Every line below is to be copied exactly, with the pictures left out.

_Raw data_:

──────

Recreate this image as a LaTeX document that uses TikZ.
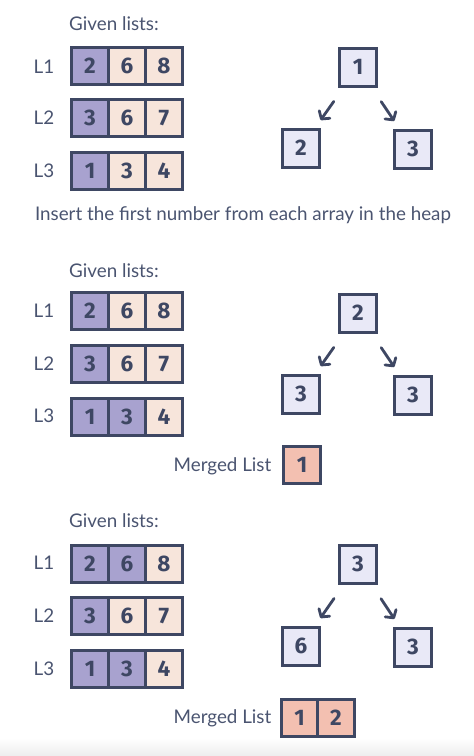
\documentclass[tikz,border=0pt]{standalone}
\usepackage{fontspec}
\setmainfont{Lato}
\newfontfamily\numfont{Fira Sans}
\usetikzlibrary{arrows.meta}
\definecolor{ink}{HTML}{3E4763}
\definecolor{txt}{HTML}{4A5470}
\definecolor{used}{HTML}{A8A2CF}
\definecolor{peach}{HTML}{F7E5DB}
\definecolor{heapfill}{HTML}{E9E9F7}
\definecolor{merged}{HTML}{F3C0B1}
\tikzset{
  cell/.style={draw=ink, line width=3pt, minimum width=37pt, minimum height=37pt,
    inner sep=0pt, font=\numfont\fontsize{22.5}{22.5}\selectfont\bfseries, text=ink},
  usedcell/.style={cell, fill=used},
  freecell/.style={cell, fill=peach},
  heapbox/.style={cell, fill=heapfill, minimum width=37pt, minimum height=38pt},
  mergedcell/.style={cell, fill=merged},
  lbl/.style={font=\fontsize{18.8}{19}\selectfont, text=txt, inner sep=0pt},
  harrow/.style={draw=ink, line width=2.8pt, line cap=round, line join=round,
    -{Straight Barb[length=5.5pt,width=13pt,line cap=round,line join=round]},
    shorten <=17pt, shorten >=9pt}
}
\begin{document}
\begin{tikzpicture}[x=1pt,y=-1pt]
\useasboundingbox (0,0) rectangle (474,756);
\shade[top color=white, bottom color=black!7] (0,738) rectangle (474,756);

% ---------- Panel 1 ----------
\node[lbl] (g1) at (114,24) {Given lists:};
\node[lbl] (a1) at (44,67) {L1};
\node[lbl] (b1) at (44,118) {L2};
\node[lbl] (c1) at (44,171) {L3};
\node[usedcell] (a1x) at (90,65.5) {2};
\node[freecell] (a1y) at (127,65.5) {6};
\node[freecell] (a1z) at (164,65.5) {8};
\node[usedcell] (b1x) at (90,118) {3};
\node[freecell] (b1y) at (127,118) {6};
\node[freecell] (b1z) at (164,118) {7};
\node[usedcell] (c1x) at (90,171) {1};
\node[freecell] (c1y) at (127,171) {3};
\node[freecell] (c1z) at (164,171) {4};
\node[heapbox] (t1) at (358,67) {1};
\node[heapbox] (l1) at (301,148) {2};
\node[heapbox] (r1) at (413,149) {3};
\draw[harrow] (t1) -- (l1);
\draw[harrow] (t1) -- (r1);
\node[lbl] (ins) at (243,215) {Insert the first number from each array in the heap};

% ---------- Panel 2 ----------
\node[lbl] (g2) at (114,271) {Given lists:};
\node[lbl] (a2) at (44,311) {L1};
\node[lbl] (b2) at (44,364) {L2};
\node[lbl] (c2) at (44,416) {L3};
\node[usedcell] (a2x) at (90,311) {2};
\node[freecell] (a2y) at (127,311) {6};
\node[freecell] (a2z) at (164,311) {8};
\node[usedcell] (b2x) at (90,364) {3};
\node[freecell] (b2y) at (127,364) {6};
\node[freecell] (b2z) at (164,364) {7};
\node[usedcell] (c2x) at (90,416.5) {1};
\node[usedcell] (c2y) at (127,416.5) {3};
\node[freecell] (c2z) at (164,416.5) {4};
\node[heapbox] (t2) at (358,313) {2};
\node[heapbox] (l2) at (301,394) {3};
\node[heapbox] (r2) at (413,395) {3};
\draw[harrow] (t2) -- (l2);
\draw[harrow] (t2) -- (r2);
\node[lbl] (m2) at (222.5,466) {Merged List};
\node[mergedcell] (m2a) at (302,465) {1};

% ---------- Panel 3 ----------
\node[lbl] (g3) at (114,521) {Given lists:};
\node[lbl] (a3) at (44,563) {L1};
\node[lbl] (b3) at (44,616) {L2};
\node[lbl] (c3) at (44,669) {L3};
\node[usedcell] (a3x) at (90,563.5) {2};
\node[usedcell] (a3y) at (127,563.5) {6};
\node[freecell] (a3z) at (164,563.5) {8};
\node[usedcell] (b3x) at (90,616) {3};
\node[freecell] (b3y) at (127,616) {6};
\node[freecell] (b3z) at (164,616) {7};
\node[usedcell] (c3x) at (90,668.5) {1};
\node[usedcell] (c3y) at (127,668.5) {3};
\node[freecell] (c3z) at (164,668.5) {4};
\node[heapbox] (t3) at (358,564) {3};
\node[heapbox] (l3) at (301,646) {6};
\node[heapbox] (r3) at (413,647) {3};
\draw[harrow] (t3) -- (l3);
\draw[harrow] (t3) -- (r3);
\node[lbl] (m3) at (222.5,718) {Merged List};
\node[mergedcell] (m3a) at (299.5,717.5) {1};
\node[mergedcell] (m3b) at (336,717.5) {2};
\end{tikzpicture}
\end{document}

──────

_Exercise solution_:
Recreate this image as a LaTeX document that uses TikZ.
\documentclass[tikz,border=0pt]{standalone}
\usepackage{fontspec}
\setmainfont{Lato}
\newfontfamily\numfont{Fira Sans}
\usetikzlibrary{arrows.meta}
\definecolor{ink}{HTML}{3E4763}
\definecolor{txt}{HTML}{4A5470}
\definecolor{used}{HTML}{A8A2CF}
\definecolor{peach}{HTML}{F7E5DB}
\definecolor{heapfill}{HTML}{E9E9F7}
\definecolor{merged}{HTML}{F3C0B1}
\tikzset{
  cell/.style={draw=ink, line width=3pt, minimum width=37pt, minimum height=37pt,
    inner sep=0pt, font=\numfont\fontsize{22.5}{22.5}\selectfont\bfseries, text=ink},
  usedcell/.style={cell, fill=used},
  freecell/.style={cell, fill=peach},
  heapbox/.style={cell, fill=heapfill, minimum width=37pt, minimum height=38pt},
  mergedcell/.style={cell, fill=merged},
  lbl/.style={font=\fontsize{18.8}{19}\selectfont, text=txt, inner sep=0pt},
  harrow/.style={draw=ink, line width=2.8pt, line cap=round, line join=round,
    -{Straight Barb[length=5.5pt,width=13pt,line cap=round,line join=round]},
    shorten <=17pt, shorten >=9pt}
}
\begin{document}
\begin{tikzpicture}[x=1pt,y=-1pt]
\useasboundingbox (0,0) rectangle (474,756);
\shade[top color=white, bottom color=black!7] (0,738) rectangle (474,756);

% ---------- Panel 1 ----------
\node[lbl] (g1) at (114,24) {Given lists:};
\node[lbl] (a1) at (44,67) {L1};
\node[lbl] (b1) at (44,118) {L2};
\node[lbl] (c1) at (44,171) {L3};
\node[usedcell] (a1x) at (90,65.5) {2};
\node[freecell] (a1y) at (127,65.5) {6};
\node[freecell] (a1z) at (164,65.5) {8};
\node[usedcell] (b1x) at (90,118) {3};
\node[freecell] (b1y) at (127,118) {6};
\node[freecell] (b1z) at (164,118) {7};
\node[usedcell] (c1x) at (90,171) {1};
\node[freecell] (c1y) at (127,171) {3};
\node[freecell] (c1z) at (164,171) {4};
\node[heapbox] (t1) at (358,67) {1};
\node[heapbox] (l1) at (301,148) {2};
\node[heapbox] (r1) at (413,149) {3};
\draw[harrow] (t1) -- (l1);
\draw[harrow] (t1) -- (r1);
\node[lbl] (ins) at (243,215) {Insert the first number from each array in the heap};

% ---------- Panel 2 ----------
\node[lbl] (g2) at (114,271) {Given lists:};
\node[lbl] (a2) at (44,311) {L1};
\node[lbl] (b2) at (44,364) {L2};
\node[lbl] (c2) at (44,416) {L3};
\node[usedcell] (a2x) at (90,311) {2};
\node[freecell] (a2y) at (127,311) {6};
\node[freecell] (a2z) at (164,311) {8};
\node[usedcell] (b2x) at (90,364) {3};
\node[freecell] (b2y) at (127,364) {6};
\node[freecell] (b2z) at (164,364) {7};
\node[usedcell] (c2x) at (90,416.5) {1};
\node[usedcell] (c2y) at (127,416.5) {3};
\node[freecell] (c2z) at (164,416.5) {4};
\node[heapbox] (t2) at (358,313) {2};
\node[heapbox] (l2) at (301,394) {3};
\node[heapbox] (r2) at (413,395) {3};
\draw[harrow] (t2) -- (l2);
\draw[harrow] (t2) -- (r2);
\node[lbl] (m2) at (222.5,466) {Merged List};
\node[mergedcell] (m2a) at (302,465) {1};

% ---------- Panel 3 ----------
\node[lbl] (g3) at (114,521) {Given lists:};
\node[lbl] (a3) at (44,563) {L1};
\node[lbl] (b3) at (44,616) {L2};
\node[lbl] (c3) at (44,669) {L3};
\node[usedcell] (a3x) at (90,563.5) {2};
\node[usedcell] (a3y) at (127,563.5) {6};
\node[freecell] (a3z) at (164,563.5) {8};
\node[usedcell] (b3x) at (90,616) {3};
\node[freecell] (b3y) at (127,616) {6};
\node[freecell] (b3z) at (164,616) {7};
\node[usedcell] (c3x) at (90,668.5) {1};
\node[usedcell] (c3y) at (127,668.5) {3};
\node[freecell] (c3z) at (164,668.5) {4};
\node[heapbox] (t3) at (358,564) {3};
\node[heapbox] (l3) at (301,646) {6};
\node[heapbox] (r3) at (413,647) {3};
\draw[harrow] (t3) -- (l3);
\draw[harrow] (t3) -- (r3);
\node[lbl] (m3) at (222.5,718) {Merged List};
\node[mergedcell] (m3a) at (299.5,717.5) {1};
\node[mergedcell] (m3b) at (336,717.5) {2};
\end{tikzpicture}
\end{document}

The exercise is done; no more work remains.